- Directions for this task:
Copy exactly the lines from the line containing "Output the Python" to the line containing "import seaborn as sns", both lines included, and omit any pictures.

- Records supplied:
• • •
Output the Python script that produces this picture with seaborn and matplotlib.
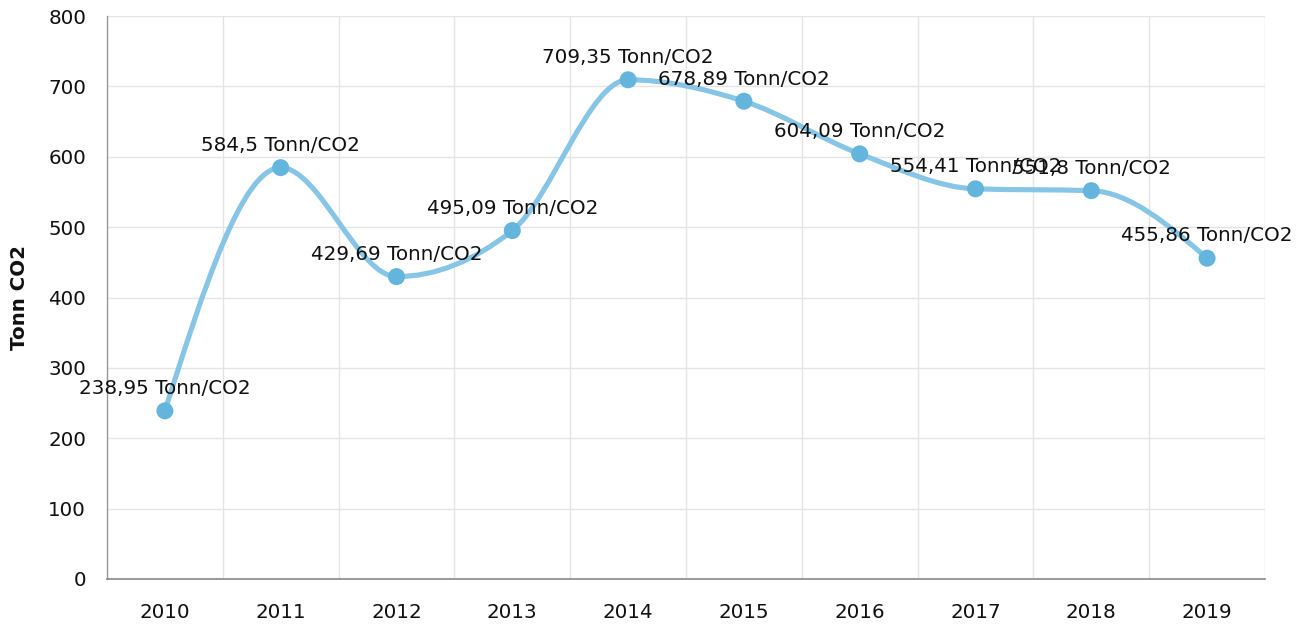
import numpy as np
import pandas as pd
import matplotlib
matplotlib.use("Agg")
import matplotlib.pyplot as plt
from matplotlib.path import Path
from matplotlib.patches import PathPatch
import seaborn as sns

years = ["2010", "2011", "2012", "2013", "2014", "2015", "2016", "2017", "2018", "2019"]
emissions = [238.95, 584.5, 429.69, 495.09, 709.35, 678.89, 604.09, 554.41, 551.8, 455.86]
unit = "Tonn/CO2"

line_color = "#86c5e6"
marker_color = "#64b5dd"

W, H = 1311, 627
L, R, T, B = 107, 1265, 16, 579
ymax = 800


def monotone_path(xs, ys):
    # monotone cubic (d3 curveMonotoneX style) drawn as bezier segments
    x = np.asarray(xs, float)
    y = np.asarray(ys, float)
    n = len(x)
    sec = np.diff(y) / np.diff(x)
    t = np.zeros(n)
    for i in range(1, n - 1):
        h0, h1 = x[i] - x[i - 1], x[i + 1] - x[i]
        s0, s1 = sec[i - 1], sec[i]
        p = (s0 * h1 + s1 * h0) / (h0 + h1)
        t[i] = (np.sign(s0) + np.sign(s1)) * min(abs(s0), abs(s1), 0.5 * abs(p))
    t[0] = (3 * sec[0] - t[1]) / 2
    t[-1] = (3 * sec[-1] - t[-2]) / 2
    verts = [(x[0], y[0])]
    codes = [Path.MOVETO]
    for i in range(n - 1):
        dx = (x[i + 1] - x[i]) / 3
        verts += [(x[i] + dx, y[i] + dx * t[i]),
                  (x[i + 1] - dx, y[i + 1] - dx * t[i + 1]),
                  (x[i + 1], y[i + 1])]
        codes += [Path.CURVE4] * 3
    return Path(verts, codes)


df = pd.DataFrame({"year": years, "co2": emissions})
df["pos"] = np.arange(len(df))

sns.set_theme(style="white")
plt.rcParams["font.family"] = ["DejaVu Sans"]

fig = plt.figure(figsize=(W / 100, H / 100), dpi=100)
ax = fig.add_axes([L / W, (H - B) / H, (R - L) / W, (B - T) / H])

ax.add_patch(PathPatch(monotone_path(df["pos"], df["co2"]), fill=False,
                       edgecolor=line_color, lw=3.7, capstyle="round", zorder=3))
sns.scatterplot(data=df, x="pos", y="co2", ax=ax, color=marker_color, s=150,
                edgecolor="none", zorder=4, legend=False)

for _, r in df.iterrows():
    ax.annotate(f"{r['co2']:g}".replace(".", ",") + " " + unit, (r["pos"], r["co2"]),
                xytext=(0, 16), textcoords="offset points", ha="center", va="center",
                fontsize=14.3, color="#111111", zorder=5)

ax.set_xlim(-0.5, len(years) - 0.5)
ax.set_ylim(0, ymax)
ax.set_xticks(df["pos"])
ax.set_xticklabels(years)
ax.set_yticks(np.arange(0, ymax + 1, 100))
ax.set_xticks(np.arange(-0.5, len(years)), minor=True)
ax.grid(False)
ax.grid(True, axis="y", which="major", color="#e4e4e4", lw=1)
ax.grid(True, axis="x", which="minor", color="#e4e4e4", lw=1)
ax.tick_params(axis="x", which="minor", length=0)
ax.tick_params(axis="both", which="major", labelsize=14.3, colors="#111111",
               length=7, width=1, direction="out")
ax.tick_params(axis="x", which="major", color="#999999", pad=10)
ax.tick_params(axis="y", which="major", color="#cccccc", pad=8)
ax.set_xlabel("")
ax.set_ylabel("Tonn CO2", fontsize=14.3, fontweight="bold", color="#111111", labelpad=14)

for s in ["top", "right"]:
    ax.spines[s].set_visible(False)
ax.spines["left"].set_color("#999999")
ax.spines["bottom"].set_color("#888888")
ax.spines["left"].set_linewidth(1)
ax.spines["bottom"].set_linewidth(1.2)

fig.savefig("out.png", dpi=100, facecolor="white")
• • •
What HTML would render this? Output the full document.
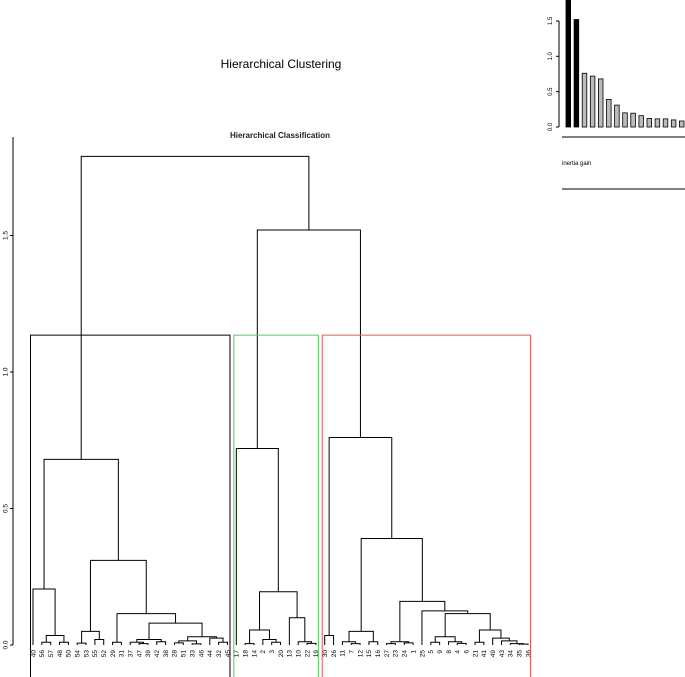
• • •
- Solution to the problem:
Output the Python script that produces this picture with seaborn and matplotlib.
import numpy as np
import pandas as pd
import matplotlib
matplotlib.use("Agg")
import matplotlib.pyplot as plt
from matplotlib.path import Path
from matplotlib.patches import PathPatch
import seaborn as sns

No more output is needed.